Secrets to the Perfect Pasta Salad
After making hundreds of pasta salads, you learn a few tricks that aren’t in the standard recipes. These are the details that elevate your salad from good to unforgettable.
- Reserve Your Pasta Water: It sounds crazy for a cold dish, but reserving a few tablespoons of the starchy cooking water before you drain it can be a lifesaver. If your creamy dressing is too thick or your salad seems a bit dry after chilling, a splash of this starchy water helps thin the dressing and emulsify it beautifully without making it watery.
- Acid is Your Best Friend: A pasta salad that sits for a while can taste flat. The easiest way to wake it up is with a fresh hit of acid. A final squeeze of lemon juice or a small splash of red wine vinegar right before you walk out the door makes all the flavors pop.

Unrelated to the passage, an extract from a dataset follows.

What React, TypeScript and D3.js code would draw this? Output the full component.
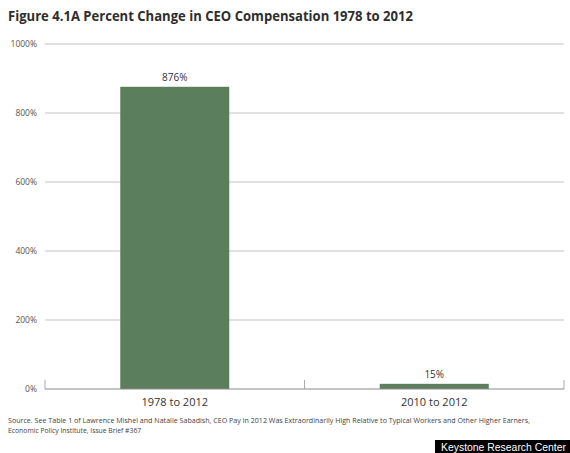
import React from "react";
import * as d3 from "d3";

const categories = ["1978 to 2012", "2010 to 2012"];
const values = [876, 15];
const valueLabels = ["876%", "15%"];
const yTicks = [0, 200, 400, 600, 800, 1000];

export default function App() {
  const W = 570, H = 453;
  const left = 45, right = 564, top = 44, bottom = 389;
  const x = d3.scaleBand<string>().domain(categories).range([left, right]).paddingInner(0.58).paddingOuter(0.29);
  const y = d3.scaleLinear().domain([0, 1000]).range([bottom, top]);
  const font = "'Open Sans', 'Noto Sans', Arial, sans-serif";
  const barColor = "#5b7f5d";
  const step = (right - left) / categories.length;
  return (
    <svg width={W} height={H} style={{ position: "absolute", left: 0, top: 0, background: "#fff" }} fontFamily={font}>
      <text x={8} y={21} fontSize={14} fontWeight={700} fill="#2e2e2e" textLength={405} lengthAdjust="spacingAndGlyphs">
        Figure 4.1A Percent Change in CEO Compensation 1978 to 2012
      </text>
      {yTicks.map((t) => (
        <g key={t}>
          {t > 0 && <line x1={left} x2={right} y1={y(t)} y2={y(t)} stroke="#c4c4c4" strokeWidth={1.2} />}
          <text x={37} y={y(t) + 3} fontSize={8.5} fill="#555" textAnchor="end">{t}%</text>
        </g>
      ))}
      {categories.map((c, i) => (
        <g key={c}>
          <rect x={x(c)} y={y(values[i])} width={x.bandwidth()} height={bottom - y(values[i])} fill={barColor} />
          <text x={x(c)! + x.bandwidth() / 2} y={y(values[i]) - 6} fontSize={10} fill="#333" textAnchor="middle">{valueLabels[i]}</text>
          <text x={x(c)! + x.bandwidth() / 2} y={bottom + 17} fontSize={11} fill="#333" textAnchor="middle">{c}</text>
        </g>
      ))}
      <line x1={left} x2={right} y1={bottom} y2={bottom} stroke="#8a8a8a" strokeWidth={1.2} />
      {[0, 1, 2].map((k) => (
        <line key={k} x1={left + k * step} x2={left + k * step} y1={bottom - 9} y2={bottom} stroke="#aaa" strokeWidth={1} />
      ))}
      <text x={8} y={423} fontSize={6.8} fill="#444" textLength={522} lengthAdjust="spacingAndGlyphs">
        Source. See Table 1 of Lawrence Mishel and Natalie Sabadish, CEO Pay in 2012 Was Extraordinarily High Relative to Typical Workers and Other Higher Earners,
      </text>
      <text x={8} y={433} fontSize={6.8} fill="#444">Economic Policy Institute, Issue Brief #367</text>
      <rect x={435} y={440} width={135} height={13} fill="#000" />
      <text x={441} y={451} fontSize={10.5} fill="#fff" fontFamily="'Liberation Sans', Arial, sans-serif" textLength={125} lengthAdjust="spacingAndGlyphs">Keystone Research Center</text>
    </svg>
  );
}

- My Biggest Mistake (Learn From It!): For a big family BBQ, I was in a rush. I cooked the pasta, drained it, and immediately tossed the hot, unrinsed pasta with my creamy dressing and veggies. Within an hour, it had transformed into a single, starchy, gummy blob. Always rinse the pasta for a cold salad. Period.
- Storage & Revival Strategy: Pasta salad is best eaten within 2 days. If storing, keep it in an airtight container in the fridge. To revive it, let it sit at room temperature for 15 minutes, then stir in a splash of vinegar, a bit of olive oil, or a dollop of mayo/yogurt to bring it back to life.
Frequently Asked Questions
Can I make pasta salad the day before?
Yes, and it’s often better! Making it ahead allows the flavors to meld. Just follow the two-stage dressing method: use about 2/3 of the dressing initially, and add the remaining 1/3 with a final toss right before serving to refresh it.
What are the best pasta shapes for pasta salad?
Short, sturdy shapes with plenty of grooves or cups are ideal for catching the dressing. Think fusilli, rotini, farfalle (bow-ties), penne, or small shells. They hold up well and ensure every bite is flavorful.
How do I stop my creamy pasta salad from getting dry?
Ensure your dressing is ample and not too thick—thin it with a little milk or lemon juice if needed. The key is reserving some dressing to add just before serving. This re-hydrates the surface of the pasta and makes it creamy again.
Should you really rinse pasta for pasta salad?
Absolutely, yes. For cold salads, rinsing in cold water does two critical things: it stops the cooking process immediately to prevent the pasta from becoming mushy, and it washes away excess surface starch that makes the salad gummy and clumpy.